RODGERS v. DODGE
Supreme Judicial Court of Massachusetts (1922)
Facts
- The plaintiff was a minority stockholder in the American Toilet Goods Company, a corporation organized under Maine law but operating in Massachusetts.
- He filed a suit against the corporation and George B. Dodge, to whom the board of directors had issued eighty shares of preferred stock.
- The plaintiff claimed that this issuance was fraudulent and sought to have it declared void, requesting that the stock be returned to the corporation and that Dodge account for any dividends received.
- The case was referred to a master, who found that the board's decision was made with sufficient knowledge and did not involve fraud.
- The master concluded that the stock was issued for adequate consideration, and the Superior Court confirmed this report after the plaintiff's exceptions were overruled.
- The plaintiff and the corporation subsequently appealed the decision.
Issue
- The issue was whether the issuance of eighty shares of preferred stock to Dodge was valid and free from fraud under the applicable Maine law.
Holding — Braley, J.
- The Supreme Judicial Court of Massachusetts held that the issuance of the stock was valid and that the directors acted within their authority and without fraud.
Rule
- Directors of a corporation have the authority to issue stock for services rendered, and their judgment regarding the adequacy of consideration is conclusive in the absence of actual fraud.
Reasoning
- The court reasoned that the master’s findings were conclusive and supported by the evidence presented.
- The court noted that the directors had sufficient knowledge to make an informed decision regarding the issuance of the stock and that their judgment regarding the value of the consideration received was binding unless actual fraud was proven.
- The court affirmed that the stock was issued in compliance with Maine law, which allowed corporations to issue stock for services rendered and that the directors' evaluation of the transaction was made in good faith.
- The court further found that the claims of fraudulent behavior were unsupported, as the evidence did not indicate that the directors were misled.
- Ultimately, the court confirmed that both the vote and the stock issuance were valid under the law, dismissing the plaintiff's claims.
Deep Dive: How the Court Reached Its Decision
Court's Findings on Director's Knowledge and Judgment
The court emphasized that the directors of the American Toilet Goods Company acted with sufficient knowledge of the facts surrounding the issuance of stock to George B. Dodge.
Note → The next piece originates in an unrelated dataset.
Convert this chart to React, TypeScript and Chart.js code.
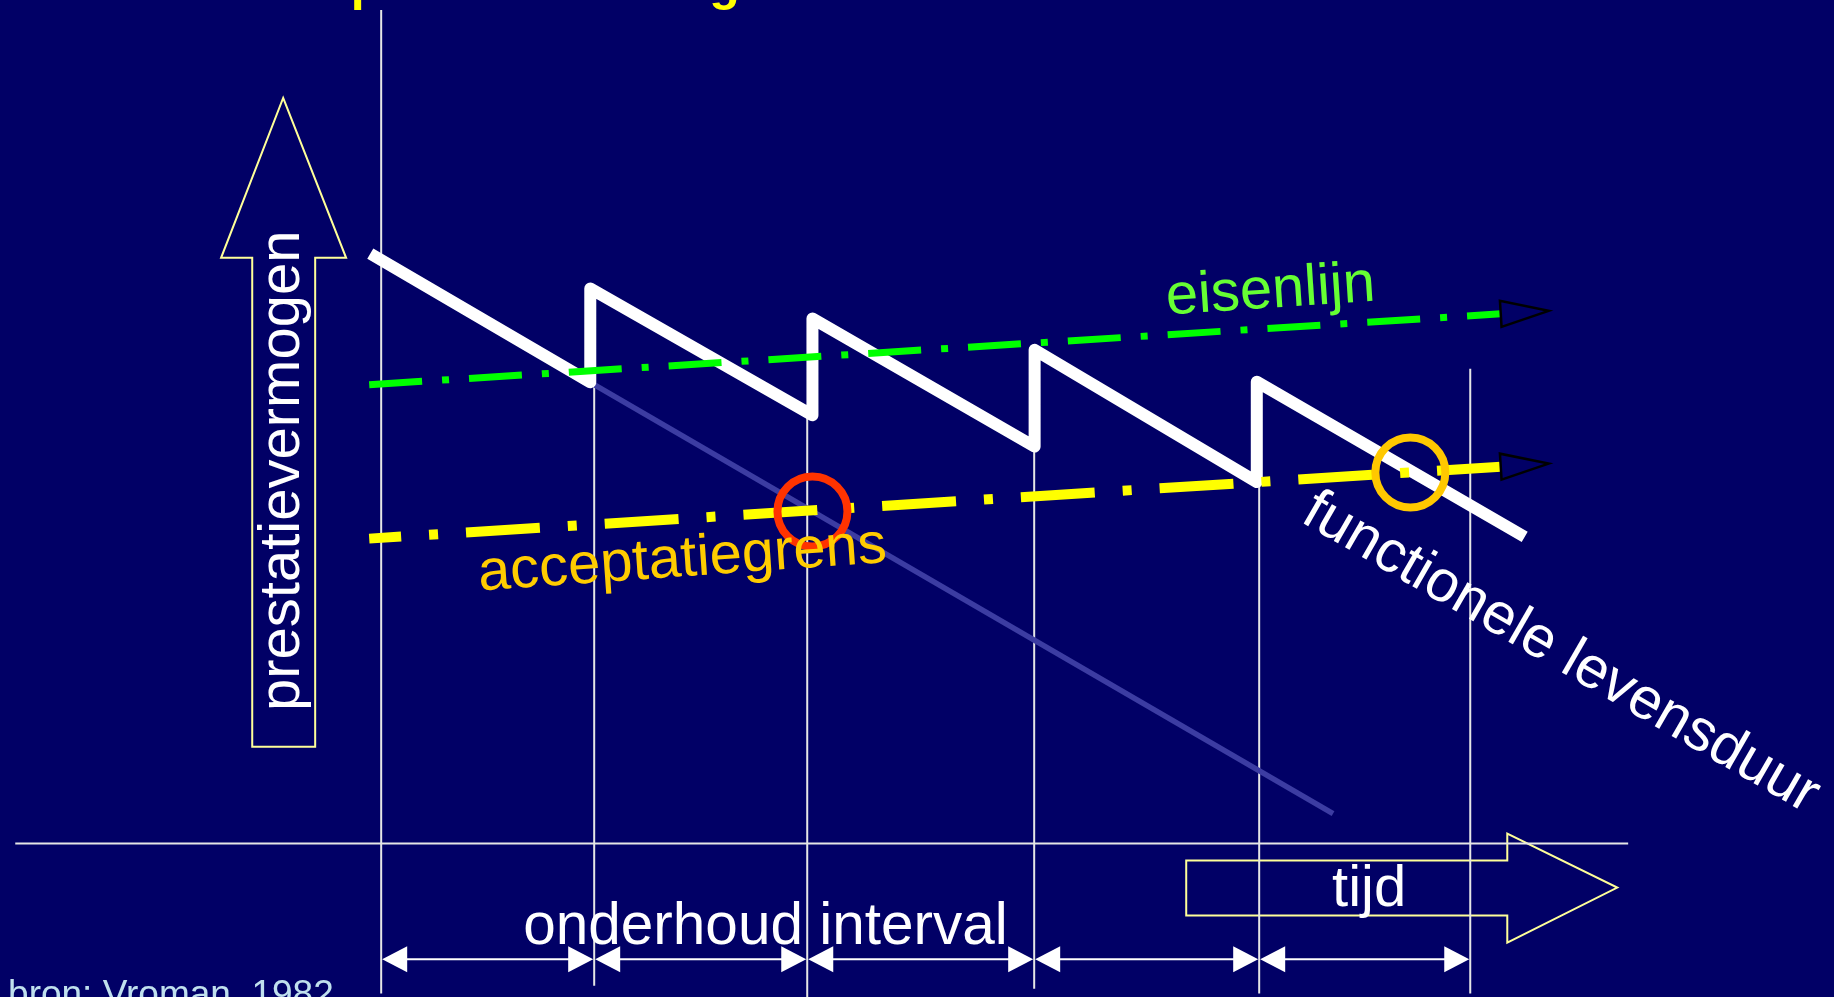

The master found that each director was well-informed and capable of exercising intelligent judgment when voting on the stock issuance. This finding was crucial because, under Maine law, the directors' assessment of the value of the consideration for the stock issuance is deemed conclusive unless actual fraud is proven. The court supported the master's conclusion that the directors were not misled or deceived regarding the nature and effects of their actions, reinforcing the notion that their decision was made in good faith and based on a genuine understanding of the corporation's financial obligations and the value of services rendered by Dodge. Thus, the court upheld the assertion that the directors acted honestly and that their judgment regarding the stock issuance was valid and binding.
Compliance with Maine Law
The court confirmed that the issuance of stock to Dodge complied with the relevant provisions of Maine law, which allowed corporations to issue stock for services rendered as well as for property acquisition. The law stipulated that stock could be issued as full-paid stock and not liable for further payment as long as the issuance was based on a bona fide valuation of the services or property. The master found that the services provided by Dodge were of substantial value to the corporation, particularly in negotiating a settlement that relieved the corporation from significant legal liabilities. Therefore, the court concluded that the issuance of the eighty shares was executed in accordance with the statutory framework, thus validating the directors' actions. The court reiterated that the directors' evaluation of the transaction was made in good faith and constituted adequate consideration for the stock issuance.
Rejection of Fraud Claims
Throughout its analysis, the court found that the claims of fraudulent behavior presented by the plaintiff were unsupported by evidence. The master’s detailed findings indicated that the directors were not only aware of the corporation's debts but also understood the implications of issuing stock to settle those debts. The court highlighted that there was no evidence of collusion or deceit regarding the stock issuance process, thereby refuting the plaintiff's assertions of fraud. The court emphasized that the absence of actual fraud was a critical factor in affirming the validity of the stock issuance. It maintained that the directors' honest assessment of the situation negated any claims of wrongdoing, which further solidified the ruling in favor of the defendants.
Final Affirmation of the Decree
The court ultimately affirmed the lower court's decree, which had dismissed the plaintiff's bill seeking to void the stock issuance. By upholding the master's findings and conclusions, the court reinforced the principle that directors' decisions, made with adequate information and in good faith, are protected under the law. The court's ruling clarified that the directors acted within their authority and that their judgment regarding the issuance of stock was both appropriate and legally sound. This affirmation served as a precedent for similar cases involving stock issuance and the evaluation of directors' decisions under corporate governance principles. The confirmation of the decree indicated that the judicial system recognized the importance of directors' discretion in managing corporate affairs, provided they operate within the bounds of legality and good faith.